#### Information provided
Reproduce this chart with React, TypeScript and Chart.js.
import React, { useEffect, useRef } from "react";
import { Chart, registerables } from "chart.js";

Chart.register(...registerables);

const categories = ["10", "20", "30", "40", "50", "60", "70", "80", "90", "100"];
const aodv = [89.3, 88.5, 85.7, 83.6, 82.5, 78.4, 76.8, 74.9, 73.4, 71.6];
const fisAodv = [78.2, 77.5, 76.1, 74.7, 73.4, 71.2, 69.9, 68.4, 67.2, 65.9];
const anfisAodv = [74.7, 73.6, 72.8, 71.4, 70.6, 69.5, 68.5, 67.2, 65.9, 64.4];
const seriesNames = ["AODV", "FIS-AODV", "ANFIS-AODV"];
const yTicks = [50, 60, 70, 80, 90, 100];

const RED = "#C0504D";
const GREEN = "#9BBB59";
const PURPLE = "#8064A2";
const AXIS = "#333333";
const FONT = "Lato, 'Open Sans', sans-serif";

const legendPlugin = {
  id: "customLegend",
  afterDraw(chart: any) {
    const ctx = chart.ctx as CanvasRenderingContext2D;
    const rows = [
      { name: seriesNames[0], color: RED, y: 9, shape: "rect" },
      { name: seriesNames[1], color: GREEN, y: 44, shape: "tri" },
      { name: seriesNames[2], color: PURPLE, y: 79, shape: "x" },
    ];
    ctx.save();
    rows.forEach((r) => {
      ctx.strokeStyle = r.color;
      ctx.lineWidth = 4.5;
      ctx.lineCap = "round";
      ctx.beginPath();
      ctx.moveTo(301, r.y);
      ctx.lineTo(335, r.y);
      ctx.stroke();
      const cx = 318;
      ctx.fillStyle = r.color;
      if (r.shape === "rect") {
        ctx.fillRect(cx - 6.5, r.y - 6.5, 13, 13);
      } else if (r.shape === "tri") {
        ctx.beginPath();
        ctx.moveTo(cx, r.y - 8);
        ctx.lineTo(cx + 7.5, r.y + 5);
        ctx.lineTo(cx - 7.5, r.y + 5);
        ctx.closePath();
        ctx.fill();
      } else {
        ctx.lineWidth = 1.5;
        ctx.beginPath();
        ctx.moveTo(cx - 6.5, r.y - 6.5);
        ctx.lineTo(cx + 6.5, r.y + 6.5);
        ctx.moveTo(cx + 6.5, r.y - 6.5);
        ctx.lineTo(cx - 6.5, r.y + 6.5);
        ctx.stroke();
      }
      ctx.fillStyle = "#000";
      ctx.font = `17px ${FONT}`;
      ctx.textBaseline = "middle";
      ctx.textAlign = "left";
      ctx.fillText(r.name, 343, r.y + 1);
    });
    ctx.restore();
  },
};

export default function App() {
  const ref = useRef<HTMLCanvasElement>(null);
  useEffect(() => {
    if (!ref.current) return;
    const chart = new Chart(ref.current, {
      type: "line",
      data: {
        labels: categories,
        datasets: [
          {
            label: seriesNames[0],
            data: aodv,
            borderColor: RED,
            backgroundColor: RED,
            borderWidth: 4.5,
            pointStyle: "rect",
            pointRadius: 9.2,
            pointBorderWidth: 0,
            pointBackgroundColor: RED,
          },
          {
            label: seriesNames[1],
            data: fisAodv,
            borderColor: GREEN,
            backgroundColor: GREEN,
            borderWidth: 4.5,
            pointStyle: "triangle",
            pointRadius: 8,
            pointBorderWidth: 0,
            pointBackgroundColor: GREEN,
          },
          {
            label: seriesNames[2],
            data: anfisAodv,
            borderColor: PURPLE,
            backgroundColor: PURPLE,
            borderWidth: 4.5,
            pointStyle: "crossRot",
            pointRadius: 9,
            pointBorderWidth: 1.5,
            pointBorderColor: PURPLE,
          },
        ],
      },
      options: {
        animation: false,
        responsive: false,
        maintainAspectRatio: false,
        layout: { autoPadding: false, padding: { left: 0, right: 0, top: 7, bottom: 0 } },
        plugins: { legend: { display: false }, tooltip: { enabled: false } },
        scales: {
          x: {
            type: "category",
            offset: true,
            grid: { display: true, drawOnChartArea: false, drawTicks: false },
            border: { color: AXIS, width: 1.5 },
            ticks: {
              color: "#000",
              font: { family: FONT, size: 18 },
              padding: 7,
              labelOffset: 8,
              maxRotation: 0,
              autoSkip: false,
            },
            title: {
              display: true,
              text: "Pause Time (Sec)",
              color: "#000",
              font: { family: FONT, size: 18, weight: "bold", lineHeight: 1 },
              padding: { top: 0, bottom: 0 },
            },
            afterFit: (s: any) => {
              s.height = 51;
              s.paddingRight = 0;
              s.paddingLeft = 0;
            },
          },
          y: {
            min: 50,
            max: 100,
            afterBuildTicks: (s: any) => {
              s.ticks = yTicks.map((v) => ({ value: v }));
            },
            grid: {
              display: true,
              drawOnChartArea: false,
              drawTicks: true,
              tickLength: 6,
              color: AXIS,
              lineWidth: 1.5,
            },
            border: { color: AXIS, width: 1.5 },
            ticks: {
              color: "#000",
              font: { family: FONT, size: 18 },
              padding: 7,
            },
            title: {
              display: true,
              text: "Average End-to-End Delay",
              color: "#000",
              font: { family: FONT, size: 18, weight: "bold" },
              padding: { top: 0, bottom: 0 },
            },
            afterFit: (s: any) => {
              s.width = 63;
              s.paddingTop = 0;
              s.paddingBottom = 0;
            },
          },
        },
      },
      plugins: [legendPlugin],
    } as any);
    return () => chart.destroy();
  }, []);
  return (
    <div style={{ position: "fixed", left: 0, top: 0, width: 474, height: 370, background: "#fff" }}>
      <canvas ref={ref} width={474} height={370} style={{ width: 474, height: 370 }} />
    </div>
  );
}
########
* Required work
From the opening line of the data above through the line that contains "Chart.register(...registerables);", please print each line as it stands and only those lines.

* Full response
Reproduce this chart with React, TypeScript and Chart.js.
import React, { useEffect, useRef } from "react";
import { Chart, registerables } from "chart.js";

Chart.register(...registerables);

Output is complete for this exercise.